The accounting treatment follows these steps:
- Calculate the difference between actual and expected cash
- For cash over:
- Debit Cash account
- Credit Cash Over and Short account
- For cash short:
- Debit Cash Over and Short account
- Credit Cash account
- At period end, close the Cash Over and Short account to:
- Miscellaneous Income (for net credit balance)
- Miscellaneous Expense (for net debit balance)
Note: Some businesses may have specific policies for handling significant discrepancies.
What are the most common causes of cash discrepancies?
Research from the Association of Certified Fraud Examiners identifies these common causes:
- Human Error (62%):
- Miscounting cash
- Data entry mistakes
- Incorrect change given
- Theft (28%):
- Employee skimming
- Customer shoplifting
- Vendor fraud
- Process Failures (10%):
- Poor documentation
- Lack of segregation of duties
- Inadequate training
Can cash over and short affect my taxes?
Yes, cash discrepancies can have tax implications:
- Cash Over: Considered taxable income by the IRS
- Cash Short: May be deductible as a business expense
- Documentation: Essential for audit protection
- Thresholds: Large discrepancies may trigger IRS scrutiny
The IRS Publication 538 provides specific guidance on accounting methods and cash handling. Always consult with a tax professional for your specific situation.

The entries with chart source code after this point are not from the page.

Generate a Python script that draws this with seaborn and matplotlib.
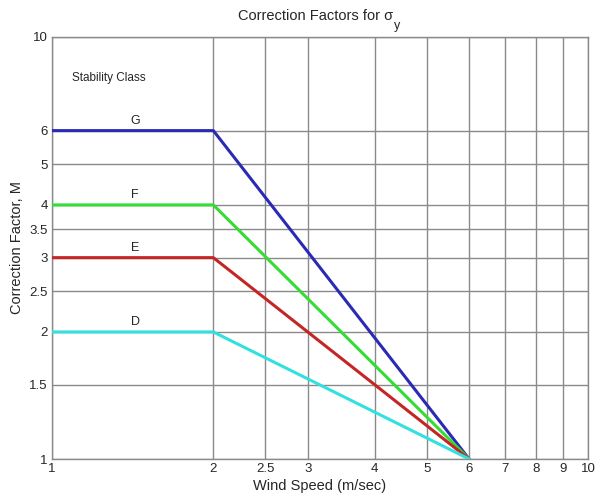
import pandas as pd
import seaborn as sns
import matplotlib.pyplot as plt
from matplotlib.ticker import FixedLocator, NullLocator, FixedFormatter

wind = [1, 2, 6]
classes = ['G', 'F', 'E', 'D']
factors = {
    'G': [6, 6, 1],
    'F': [4, 4, 1],
    'E': [3, 3, 1],
    'D': [2, 2, 1],
}
colors = {'G': '#2a2ab4', 'F': '#33dd33', 'E': '#c42626', 'D': '#33e0e0'}
label_y = {'G': 6, 'F': 4, 'E': 3, 'D': 2}

x_ticks = [1, 2, 2.5, 3, 4, 5, 6, 7, 8, 9, 10]
x_labels = ['1', '2', '2.5', '3', '4', '5', '6', '7', '8', '9', '10']
y_ticks = [1, 1.5, 2, 2.5, 3, 3.5, 4, 5, 6, 10]
y_labels = ['1', '1.5', '2', '2.5', '3', '3.5', '4', '5', '6', '10']

rows = []
for c in classes:
    for w, m in zip(wind, factors[c]):
        rows.append({'wind': w, 'M': m, 'cls': c})
df = pd.DataFrame(rows)

sns.set_style('white')
plt.rcParams['font.family'] = ['Liberation Sans', 'DejaVu Sans']

fig = plt.figure(figsize=(5.95, 4.95), dpi=100)
ax = fig.add_axes([52 / 595, 1 - 459 / 495, 536 / 595, 422 / 495])
ax.set_xscale('log')
ax.set_yscale('log')

sns.lineplot(data=df, x='wind', y='M', hue='cls', palette=colors,
             linewidth=2.2, legend=False, ax=ax, zorder=3)

ax.set_xlim(1, 10)
ax.set_ylim(1, 10)
ax.xaxis.set_major_locator(FixedLocator(x_ticks))
ax.xaxis.set_major_formatter(FixedFormatter(x_labels))
ax.xaxis.set_minor_locator(NullLocator())
ax.yaxis.set_major_locator(FixedLocator(y_ticks))
ax.yaxis.set_major_formatter(FixedFormatter(y_labels))
ax.yaxis.set_minor_locator(NullLocator())
ax.grid(True, color='#8a8a8a', linewidth=1)
ax.set_axisbelow(True)
ax.tick_params(length=0, labelsize=9.5, pad=3)
for s in ax.spines.values():
    s.set_color('#8a8a8a')
    s.set_linewidth(1)

for c in classes:
    ax.text(1.43, label_y[c] * 1.02, c, ha='center', va='bottom', fontsize=9)
ax.text(1.09, 8.0, 'Stability Class', ha='left', va='center', fontsize=8.5)

ax.set_xlabel('Wind Speed (m/sec)', fontsize=10.5, labelpad=3)
ax.set_ylabel('Correction Factor, M', fontsize=10.5, labelpad=4)

# title with a low subscript, like the original
t = fig.text(316 / 595, 1 - 16 / 495, 'Correction Factors for \u03c3',
             ha='center', va='center', fontsize=10.5)
ax.annotate('y', xy=(1, 0), xycoords=t, xytext=(0.5, 2),
            textcoords='offset points', ha='left', va='top', fontsize=9)

fig.savefig('out.png', dpi=100)
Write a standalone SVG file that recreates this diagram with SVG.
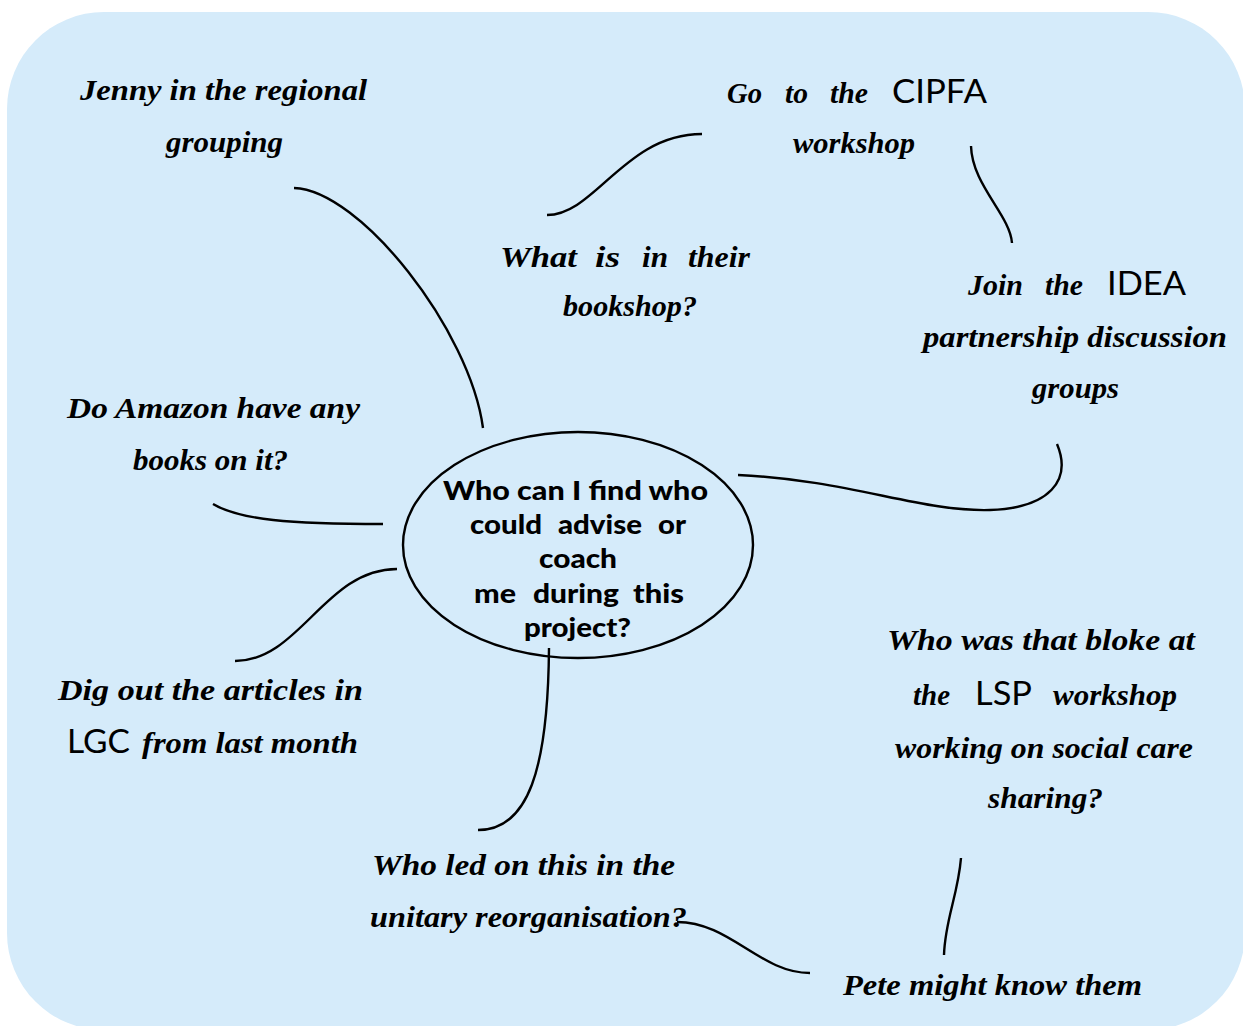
<svg xmlns="http://www.w3.org/2000/svg" width="1243" height="1026" viewBox="0 0 1243 1026">
  <style>
    .panel { fill: #d5ebfa; }
    .link { fill: none; stroke: #000; stroke-width: 2.4; stroke-linecap: butt; }
    .hub { fill: none; stroke: #000; stroke-width: 2.4; }
    .script { font-family: "Liberation Serif", "DejaVu Serif", serif; font-style: italic; font-weight: bold; font-size: 30px; fill: #000; }
    .plain { font-family: Lato, "Open Sans", "Liberation Sans", sans-serif; font-size: 32px; fill: #000; }
    .hubtext { font-family: Lato, "Open Sans", "Liberation Sans", sans-serif; font-weight: 900; font-size: 27px; fill: #000; }
  </style>

  <!-- background panel -->
  <rect class="panel" x="7" y="12" width="1238" height="1018" rx="97" ry="97"/>

  <!-- connectors between ideas -->
  <g id="connectors">
    <path class="link" d="M294,188 C360,190 470,330 483,428"/>
    <path class="link" d="M547,215 C595,215 625,134 702,134"/>
    <path class="link" d="M971,146 C972,185 1010,215 1012,243"/>
    <path class="link" d="M738,475 C850,480 920,512 990,510 C1050,508 1072,480 1057,444"/>
    <path class="link" d="M213,504 C240,520 290,524 383,524"/>
    <path class="link" d="M235,661 C300,661 325,569 397,569"/>
    <path class="link" d="M549,648 C548,770 528,830 478,830"/>
    <path class="link" d="M677,922 C730,922 760,973 810,973"/>
    <path class="link" d="M961,858 C958,895 945,920 944,955"/>
  </g>

  <!-- central question -->
  <g id="node-center">
    <ellipse class="hub" cx="578" cy="545" rx="175" ry="113"/>
    <text class="hubtext" x="443" y="500" textLength="265" lengthAdjust="spacingAndGlyphs">Who can I find who</text>
    <text class="hubtext" x="470" y="534" textLength="72" lengthAdjust="spacingAndGlyphs">could</text>
    <text class="hubtext" x="558" y="534" textLength="84" lengthAdjust="spacingAndGlyphs">advise</text>
    <text class="hubtext" x="658" y="534" textLength="28" lengthAdjust="spacingAndGlyphs">or</text>
    <text class="hubtext" x="539" y="568" textLength="78" lengthAdjust="spacingAndGlyphs">coach</text>
    <text class="hubtext" x="474" y="603" textLength="42" lengthAdjust="spacingAndGlyphs">me</text>
    <text class="hubtext" x="533" y="603" textLength="86" lengthAdjust="spacingAndGlyphs">during</text>
    <text class="hubtext" x="633" y="603" textLength="51" lengthAdjust="spacingAndGlyphs">this</text>
    <text class="hubtext" x="524" y="637" textLength="107" lengthAdjust="spacingAndGlyphs">project?</text>
  </g>

  <g id="node-jenny">
    <text class="script" x="80" y="100" textLength="287" lengthAdjust="spacingAndGlyphs">Jenny in the regional</text>
    <text class="script" x="166" y="152" textLength="117" lengthAdjust="spacingAndGlyphs">grouping</text>
  </g>

  <g id="node-cipfa">
    <text class="script" x="727" y="103" textLength="35" lengthAdjust="spacingAndGlyphs">Go</text>
    <text class="script" x="785" y="103" textLength="23" lengthAdjust="spacingAndGlyphs">to</text>
    <text class="script" x="830" y="103" textLength="38" lengthAdjust="spacingAndGlyphs">the</text>
    <text class="plain" x="892" y="103" textLength="95" lengthAdjust="spacingAndGlyphs">CIPFA</text>
    <text class="script" x="793" y="153" textLength="122" lengthAdjust="spacingAndGlyphs">workshop</text>
  </g>

  <g id="node-bookshop">
    <text class="script" x="500" y="267" textLength="77" lengthAdjust="spacingAndGlyphs">What</text>
    <text class="script" x="595" y="267" textLength="25" lengthAdjust="spacingAndGlyphs">is</text>
    <text class="script" x="642" y="267" textLength="26" lengthAdjust="spacingAndGlyphs">in</text>
    <text class="script" x="688" y="267" textLength="62" lengthAdjust="spacingAndGlyphs">their</text>
    <text class="script" x="563" y="316" textLength="134" lengthAdjust="spacingAndGlyphs">bookshop?</text>
  </g>

  <g id="node-idea">
    <text class="script" x="968" y="295" textLength="55" lengthAdjust="spacingAndGlyphs">Join</text>
    <text class="script" x="1045" y="295" textLength="38" lengthAdjust="spacingAndGlyphs">the</text>
    <text class="plain" x="1107" y="295" textLength="79" lengthAdjust="spacingAndGlyphs">IDEA</text>
    <text class="script" x="923" y="347" textLength="304" lengthAdjust="spacingAndGlyphs">partnership discussion</text>
    <text class="script" x="1032" y="398" textLength="87" lengthAdjust="spacingAndGlyphs">groups</text>
  </g>

  <g id="node-amazon">
    <text class="script" x="67" y="418" textLength="293" lengthAdjust="spacingAndGlyphs">Do Amazon have any</text>
    <text class="script" x="133" y="470" textLength="155" lengthAdjust="spacingAndGlyphs">books on it?</text>
  </g>

  <g id="node-articles">
    <text class="script" x="58" y="700" textLength="305" lengthAdjust="spacingAndGlyphs">Dig out the articles in</text>
    <text class="plain" x="67" y="753" textLength="63" lengthAdjust="spacingAndGlyphs">LGC</text>
    <text class="script" x="142" y="753" textLength="216" lengthAdjust="spacingAndGlyphs">from last month</text>
  </g>

  <g id="node-lsp">
    <text class="script" x="887" y="650" textLength="308" lengthAdjust="spacingAndGlyphs">Who was that bloke at</text>
    <text class="script" x="913" y="705" textLength="37" lengthAdjust="spacingAndGlyphs">the</text>
    <text class="plain" x="975" y="705" textLength="57" lengthAdjust="spacingAndGlyphs">LSP</text>
    <text class="script" x="1053" y="705" textLength="124" lengthAdjust="spacingAndGlyphs">workshop</text>
    <text class="script" x="895" y="758" textLength="298" lengthAdjust="spacingAndGlyphs">working on social care</text>
    <text class="script" x="988" y="808" textLength="115" lengthAdjust="spacingAndGlyphs">sharing?</text>
  </g>

  <g id="node-unitary">
    <text class="script" x="372" y="875" textLength="303" lengthAdjust="spacingAndGlyphs">Who led on this in the</text>
    <text class="script" x="370" y="927" textLength="317" lengthAdjust="spacingAndGlyphs">unitary reorganisation?</text>
  </g>

  <g id="node-pete">
    <text class="script" x="843" y="995" textLength="299" lengthAdjust="spacingAndGlyphs">Pete might know them</text>
  </g>
</svg>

What technology solutions help prevent cash discrepancies?
Modern businesses use these technologies to minimize cash discrepancies:
- Smart Safes: Automatically count and validate cash deposits
- POS Systems: Integrated cash tracking with sales data
- Cash Recyclers: Automate cash handling and dispensing
- AI Monitoring: Pattern recognition for unusual activities
- Blockchain: Emerging technology for cash transaction verification
Implementation costs vary, but most businesses see ROI within 6-12 months through reduced losses and improved efficiency.